Reform Efforts and Their Challenges
In response to high-profile incidents, many cities have implemented reforms such as independent civilian review boards, body-worn cameras, and mandatory reporting of bias incidents. The Department of Justice has pursued consent decrees to overhaul troubled police departments in cities including Ferguson, Missouri; Baltimore, Maryland; and Albuquerque, New Mexico. These efforts aim to break the cycle of impunity that historically allowed hate groups to operate with police protection. However, consent decrees have become politically controversial and are not always sustained beyond the administration that initiated them. The challenge of rooting out white supremacist ideology from law enforcement remains complex, requiring not only policy changes but also deep cultural shifts within departments and the communities they serve.

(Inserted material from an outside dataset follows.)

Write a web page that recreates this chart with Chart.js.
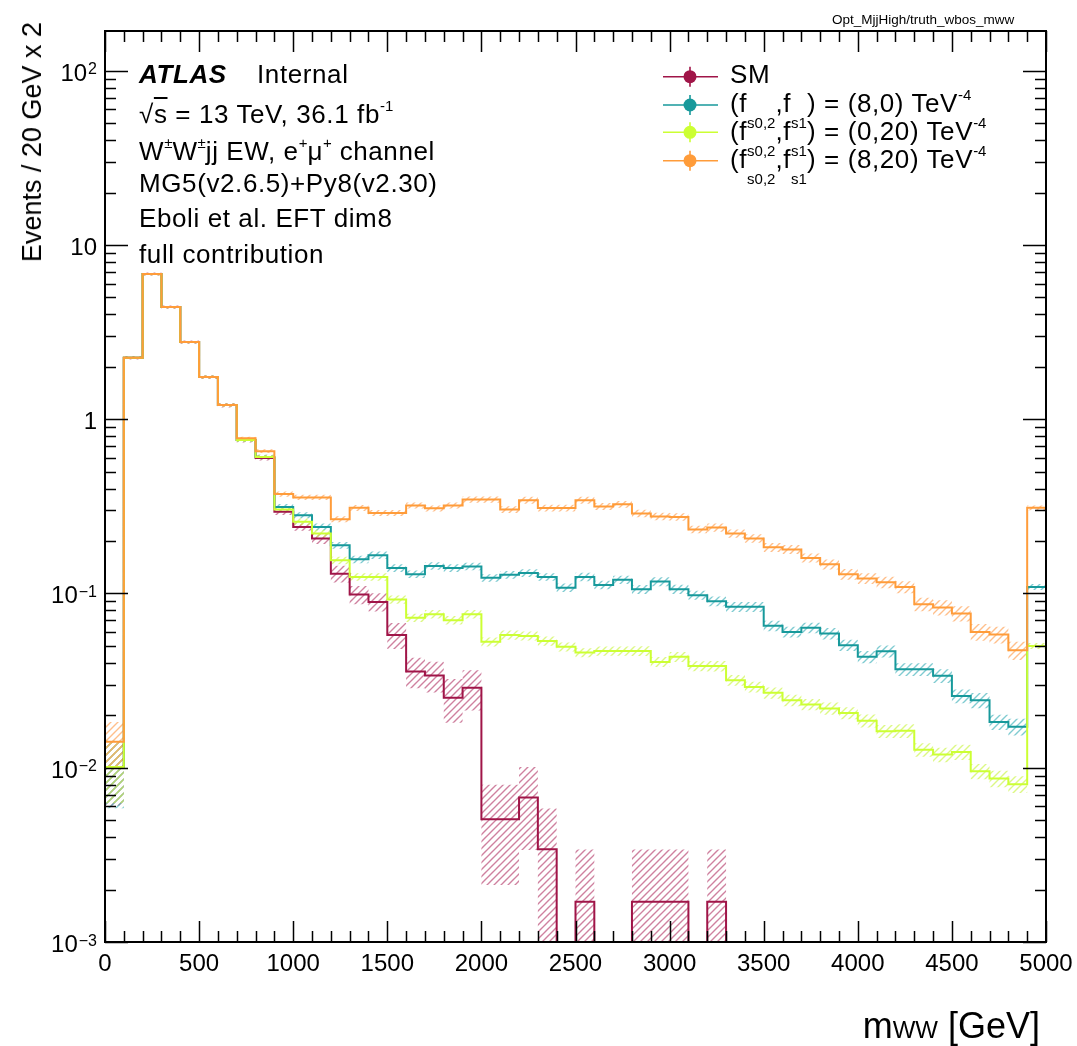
<!DOCTYPE html>
<html>
<head>
<meta charset="utf-8">
<script src="https://cdn.jsdelivr.net/npm/chart.js@4.4.0/dist/chart.umd.min.js"></script>
<style>
  html, body { margin: 0; padding: 0; background: #fff; }
  #wrap { position: relative; width: 1077px; height: 1046px; font-family: "Liberation Sans", Arial, Helvetica, sans-serif; color: #000; }
  #wrap canvas { position: absolute; left: 0; top: 0; }
  .t { position: absolute; white-space: nowrap; line-height: 1; }
  .lab { font-size: 26px; letter-spacing: 0.6px; }
  .sp { font-size: 15px; position: relative; top: -12px; letter-spacing: 0; }
  .sb { font-size: 15px; position: relative; top: 16px; letter-spacing: 0; }
  .ytitle { font-size: 27px; left: 19px; top: 22px; writing-mode: vertical-rl; transform: rotate(180deg); }
  .xtitle { font-size: 36px; right: 37px; top: 1008px; }
  .xtitle .ww { font-size: 24px; }
  #legmarks { position: absolute; left: 0; top: 0; }
</style>
</head>
<body>
<div id="wrap">
  <canvas id="c" width="1077" height="1046"></canvas>
  <div class="t" style="font-size:13.5px; left:832px; top:13px;">Opt_MjjHigh/truth_wbos_mww</div>
  <div class="t ytitle">Events / 20 GeV x 2</div>
  <div class="t xtitle">m<span class="ww">WW</span> [GeV]</div>

  <div class="t lab" style="left:139px; top:61px; font-weight:bold; font-style:italic;">ATLAS</div>
  <div class="t lab" style="left:257px; top:61px;">Internal</div>
  <div class="t lab" style="left:139px; top:101px;">√<span style="text-decoration:overline;">s</span> = 13 TeV, 36.1 fb<span class="sp">-1</span></div>
  <div class="t lab" style="left:139px; top:138px;">W<span class="sp">±</span>W<span class="sp">±</span>jj EW, e<span class="sp">+</span>μ<span class="sp">+</span> channel</div>
  <div class="t lab" style="left:139px; top:170px;">MG5(v2.6.5)+Py8(v2.30)</div>
  <div class="t lab" style="left:139px; top:205px;">Eboli et al. EFT dim8</div>
  <div class="t lab" style="left:139px; top:241px;">full contribution</div>

  <div class="t lab" style="left:730px; top:61px;">SM</div>
  <div class="t lab" style="left:730px; top:90px;">(f<span class="sb">s0,2</span>,f<span class="sb">s1</span>) = (8,0) TeV<span class="sp">-4</span></div>
  <div class="t lab" style="left:730px; top:118px;">(f<span class="sb">s0,2</span>,f<span class="sb">s1</span>) = (0,20) TeV<span class="sp">-4</span></div>
  <div class="t lab" style="left:730px; top:146px;">(f<span class="sb">s0,2</span>,f<span class="sb">s1</span>) = (8,20) TeV<span class="sp">-4</span></div>
  <svg id="legmarks" width="1077" height="200"></svg>
</div>
<script>
// m_WW histograms, 100 GeV bins from 0 to 5000 (last bin holds overflow)
const binLow = Array.from({ length: 50 }, (_, i) => i * 100);
const xMin = 0, xMax = 5000;
const yMin = 1e-3, yMax = 169;

const smVals = [
  0.0101, 2.25, 6.81, 4.40, 2.77, 1.745, 1.205, 0.759, 0.600, 0.294,
  0.241, 0.207, 0.130, 0.0987, 0.0895, 0.0578, 0.0357, 0.0338, 0.0252, 0.0288,
  0.00506, 0.00506, 0.00674, 0.00341, 0, 0.0017, 0, 0, 0.0017, 0.0017,
  0.0017, 0, 0.0017, 0, 0, 0, 0, 0, 0, 0,
  0, 0, 0, 0, 0, 0, 0, 0, 0, 0
];
const fs8_0Vals = [
  0.0101, 2.25, 6.81, 4.40, 2.77, 1.745, 1.205, 0.759, 0.608, 0.314,
  0.2815, 0.241, 0.189, 0.157, 0.166, 0.140, 0.129, 0.144, 0.140, 0.143,
  0.123, 0.128, 0.131, 0.1245, 0.108, 0.1245, 0.112, 0.120, 0.1056, 0.117,
  0.1058, 0.0978, 0.0903, 0.0838, 0.0838, 0.0652, 0.0602, 0.0635, 0.0589, 0.0505,
  0.0433, 0.0466, 0.0367, 0.0367, 0.0337, 0.0258, 0.0244, 0.0183, 0.0172, 0.109
];
const fs0_20Vals = [
  0.0101, 2.25, 6.81, 4.40, 2.77, 1.745, 1.205, 0.759, 0.608, 0.303,
  0.258, 0.221, 0.155, 0.1245, 0.1245, 0.0924, 0.0726, 0.0761, 0.0703, 0.0761,
  0.0528, 0.0578, 0.0571, 0.0534, 0.0494, 0.0458, 0.0468, 0.0468, 0.0468, 0.0405,
  0.0433, 0.0383, 0.0383, 0.0318, 0.0291, 0.0269, 0.0244, 0.0231, 0.0219, 0.0206,
  0.0186, 0.0162, 0.0163, 0.0127, 0.0119, 0.0123, 0.00955, 0.00867, 0.00804, 0.0500
];
const fs8_20Vals = [
  0.0141, 2.25, 6.81, 4.40, 2.77, 1.745, 1.205, 0.779, 0.656, 0.372,
  0.356, 0.356, 0.267, 0.310, 0.290, 0.290, 0.320, 0.308, 0.320, 0.346,
  0.346, 0.303, 0.343, 0.309, 0.309, 0.343, 0.316, 0.325, 0.288, 0.277,
  0.275, 0.233, 0.239, 0.221, 0.207, 0.184, 0.179, 0.160, 0.147, 0.129,
  0.122, 0.116, 0.109, 0.0868, 0.0831, 0.0768, 0.0602, 0.0581, 0.0472, 0.310
];

// relative stat. uncertainty per bin (hatched bands)
const smErr = [
  0.40, 0.02, 0.02, 0.02, 0.02, 0.025, 0.03, 0.03, 0.035, 0.04,
  0.05, 0.07, 0.11, 0.12, 0.12, 0.17, 0.20, 0.20, 0.28, 0.26,
  0.58, 0.58, 0.50, 0.71, 0, 1.0, 0, 0, 1.0, 1.0,
  1.0, 0, 1.0, 0, 0, 0, 0, 0, 0, 0,
  0, 0, 0, 0, 0, 0, 0, 0, 0, 0
];
const fs8_0Err = [
  0.42, 0.015, 0.015, 0.015, 0.015, 0.02, 0.02, 0.025, 0.03, 0.04,
  0.04, 0.045, 0.045, 0.05, 0.05, 0.05, 0.05, 0.05, 0.05, 0.05,
  0.05, 0.05, 0.05, 0.05, 0.055, 0.055, 0.055, 0.055, 0.06, 0.06,
  0.06, 0.06, 0.065, 0.065, 0.065, 0.07, 0.07, 0.07, 0.075, 0.075,
  0.08, 0.08, 0.085, 0.085, 0.09, 0.09, 0.10, 0.10, 0.11, 0.04
];
const fs0_20Err = [
  0.38, 0.015, 0.015, 0.015, 0.015, 0.02, 0.02, 0.025, 0.03, 0.04,
  0.045, 0.05, 0.05, 0.05, 0.05, 0.055, 0.055, 0.055, 0.055, 0.055,
  0.06, 0.06, 0.06, 0.06, 0.06, 0.06, 0.06, 0.06, 0.065, 0.065,
  0.065, 0.065, 0.07, 0.07, 0.07, 0.075, 0.075, 0.075, 0.08, 0.08,
  0.085, 0.085, 0.09, 0.09, 0.095, 0.10, 0.10, 0.11, 0.11, 0.04
];
const fs8_20Err = [
  0.30, 0.015, 0.015, 0.015, 0.015, 0.02, 0.02, 0.02, 0.025, 0.035,
  0.035, 0.035, 0.04, 0.04, 0.04, 0.04, 0.04, 0.04, 0.04, 0.04,
  0.04, 0.045, 0.045, 0.045, 0.045, 0.045, 0.045, 0.045, 0.05, 0.05,
  0.05, 0.05, 0.055, 0.055, 0.055, 0.06, 0.06, 0.06, 0.065, 0.07,
  0.07, 0.075, 0.08, 0.09, 0.10, 0.10, 0.11, 0.11, 0.12, 0.03
];

const seriesNames = ['SM', '(8,0)', '(0,20)', '(8,20)'];
const seriesVals = [smVals, fs8_0Vals, fs0_20Vals, fs8_20Vals];
const seriesErr = [smErr, fs8_0Err, fs0_20Err, fs8_20Err];
const lineColors = ['#a01548', '#17999b', '#ccff33', '#ff9c3a'];
const hatchColors = ['rgba(175,45,95,0.6)', 'rgba(60,175,185,0.65)', 'rgba(205,245,80,0.7)', 'rgba(255,170,100,0.75)'];

const yTickValues = [1e-3, 1e-2, 1e-1, 1, 10, 100];
const yTickBase = ['10', '10', '10', '1', '10', '10'];
const yTickExp = ['\u22123', '\u22122', '\u22121', '', '', '2'];

const FONT = '"Liberation Sans", Arial, Helvetica, sans-serif';
const FLOOR = 1e-6;  // empty bins sit below the visible log range

function hatch(color) {
  const c = document.createElement('canvas');
  c.width = 7; c.height = 7;
  const g = c.getContext('2d');
  g.strokeStyle = color;
  g.lineWidth = 1.4;
  g.beginPath();
  g.moveTo(-1, 8); g.lineTo(8, -1);
  g.moveTo(-1, 1); g.lineTo(1, -1);
  g.moveTo(6, 8); g.lineTo(8, 6);
  g.stroke();
  return g.createPattern(c, 'repeat');
}

function stepPoints(vals) {
  const pts = binLow.map((x, i) => ({ x, y: vals[i] > 0 ? vals[i] : FLOOR }));
  pts.push({ x: xMax, y: pts[pts.length - 1].y });
  return pts;
}

const datasets = [];
// central lines: orange drawn on top, SM at the bottom
seriesVals.forEach((vals, s) => {
  datasets.push({
    label: seriesNames[s],
    data: stepPoints(vals),
    borderColor: lineColors[s],
    borderWidth: 2,
    pointRadius: 0,
    stepped: 'before',
    fill: false,
    order: 3 - s
  });
});
// error bands: lower edge then upper edge filled down to it
seriesVals.forEach((vals, s) => {
  const err = seriesErr[s];
  const lo = vals.map((v, i) => v * (1 - err[i]));
  const hi = vals.map((v, i) => v * (1 + err[i]));
  datasets.push({
    data: stepPoints(lo), borderWidth: 0, pointRadius: 0, stepped: 'before',
    fill: false, order: 20 - s
  });
  datasets.push({
    data: stepPoints(hi), borderWidth: 0, pointRadius: 0, stepped: 'before',
    fill: '-1', backgroundColor: hatch(hatchColors[s]), order: 20 - s
  });
});

const frameTicks = {
  id: 'frameTicks',
  afterDatasetsDraw(chart) {
    const { ctx, chartArea: a, scales: { x, y } } = chart;
    ctx.save();
    ctx.strokeStyle = '#000';
    ctx.lineWidth = 1.5;
    ctx.beginPath();
    for (let v = xMin; v <= xMax; v += 100) {
      const px = Math.round(x.getPixelForValue(v)) + 0.5;
      const len = v % 500 === 0 ? 21 : 11;
      ctx.moveTo(px, a.bottom); ctx.lineTo(px, a.bottom - len);
      ctx.moveTo(px, a.top); ctx.lineTo(px, a.top + len);
    }
    for (let d = -3; d <= 2; d++) {
      for (let m = 1; m <= 9; m++) {
        const v = m * Math.pow(10, d);
        if (v > yMax) continue;
        const py = Math.round(y.getPixelForValue(v)) + 0.5;
        const len = m === 1 ? 23 : 11;
        ctx.moveTo(a.left, py); ctx.lineTo(a.left + len, py);
        ctx.moveTo(a.right, py); ctx.lineTo(a.right - len, py);
      }
    }
    ctx.stroke();
    ctx.lineWidth = 2;
    ctx.strokeRect(a.left, a.top, a.right - a.left, a.bottom - a.top);
    ctx.restore();
  }
};

const yLabels = {
  id: 'yLabels',
  afterDraw(chart) {
    const { ctx, scales: { y } } = chart;
    ctx.save();
    ctx.fillStyle = '#000';
    ctx.textBaseline = 'alphabetic';
    ctx.textAlign = 'left';
    yTickValues.forEach((v, i) => {
      const py = y.getPixelForValue(v);
      ctx.font = '24px ' + FONT;
      const wb = ctx.measureText(yTickBase[i]).width;
      ctx.font = '16px ' + FONT;
      const we = yTickExp[i] ? ctx.measureText(yTickExp[i]).width + 1 : 0;
      const x0 = 97 - we - wb;
      ctx.font = '24px ' + FONT;
      ctx.fillText(yTickBase[i], x0, py + 10);
      if (yTickExp[i]) {
        ctx.font = '16px ' + FONT;
        ctx.fillText(yTickExp[i], x0 + wb + 1, py + 3.5);
      }
    });
    ctx.restore();
  }
};

new Chart(document.getElementById('c'), {
  type: 'line',
  data: { datasets },
  options: {
    responsive: false,
    animation: false,
    layout: { padding: { left: 0, top: 31, right: 31, bottom: 0 } },
    plugins: { legend: { display: false }, tooltip: { enabled: false } },
    scales: {
      x: {
        type: 'linear', min: xMin, max: xMax,
        grid: { display: false, drawTicks: false },
        border: { display: false },
        ticks: {
          stepSize: 500, autoSkip: false, maxRotation: 0, padding: 8,
          color: '#000', font: { size: 24, family: FONT },
          callback: v => String(v)
        },
        afterFit: s => { s.height = 104; s.paddingRight = 0; s.paddingLeft = 0; }
      },
      y: {
        type: 'logarithmic', min: yMin, max: yMax,
        grid: { display: false, drawTicks: false },
        border: { display: false },
        ticks: { display: false },
        afterFit: s => { s.width = 105; }
      }
    }
  },
  plugins: [frameTicks, yLabels]
});

// legend markers (line + point + error bar), one per series
const legY = [76.7, 105, 132.3, 160.7];
const svg = document.getElementById('legmarks');
legY.forEach((ly, s) => {
  const c = lineColors[s];
  svg.insertAdjacentHTML('beforeend',
    `<line x1="663" y1="${ly}" x2="718" y2="${ly}" stroke="${c}" stroke-width="1.6"/>` +
    `<line x1="690" y1="${ly - 10}" x2="690" y2="${ly + 10}" stroke="${c}" stroke-width="1.6"/>` +
    `<circle cx="690" cy="${ly}" r="6.5" fill="${c}"/>`);
});
</script>
</body>
</html>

Historical Legacy and Lessons for Today
The relationship between the Ku Klux Klan and law enforcement is not merely a historical curiosity; it is a lens through which to view persistent systemic racism in the American criminal justice system. The patterns of collusion, tolerance, and outright participation by police have left deep scars on communities of color and on the legitimacy of law enforcement as an institution. Understanding this history is essential for educators, students, policymakers, and reformers committed to building a more equitable future.
Key Takeaways for Understanding and Reform
- The KKK and law enforcement have a long history of complex interactions spanning more than 150 years, including direct membership, sympathetic tolerance, and active collusion in racial violence.
- This relationship historically hindered civil rights progress by protecting perpetrators of hate crimes from prosecution and systematically suppressing African American political and social activism.
- Modern reforms such as diversity training, body cameras, civilian oversight, and consent decrees aim to address past injustices, but the legacy of mistrust persists, and incidents of white supremacist influence continue to arise.
- Acknowledging this history is a critical step for law enforcement agencies seeking to rebuild trust with communities of color and ensure equal protection under the law for all citizens.
- Systemic change requires ongoing vigilance including independent oversight, robust background checks, transparent disciplinary processes, and a fundamental cultural shift within departments toward genuine community accountability.
Recognizing the failures of the past and the structural conditions that allowed them is essential for shaping policies that can prevent recurrence. It also reminds us that the pursuit of justice requires constant vigilance, not only against hate groups themselves but also against institutional complicity that gives them cover. Only by confronting this troubled history honestly and systematically can we hope to build law enforcement institutions that truly serve and protect every member of the community, regardless of race, ethnicity, or creed.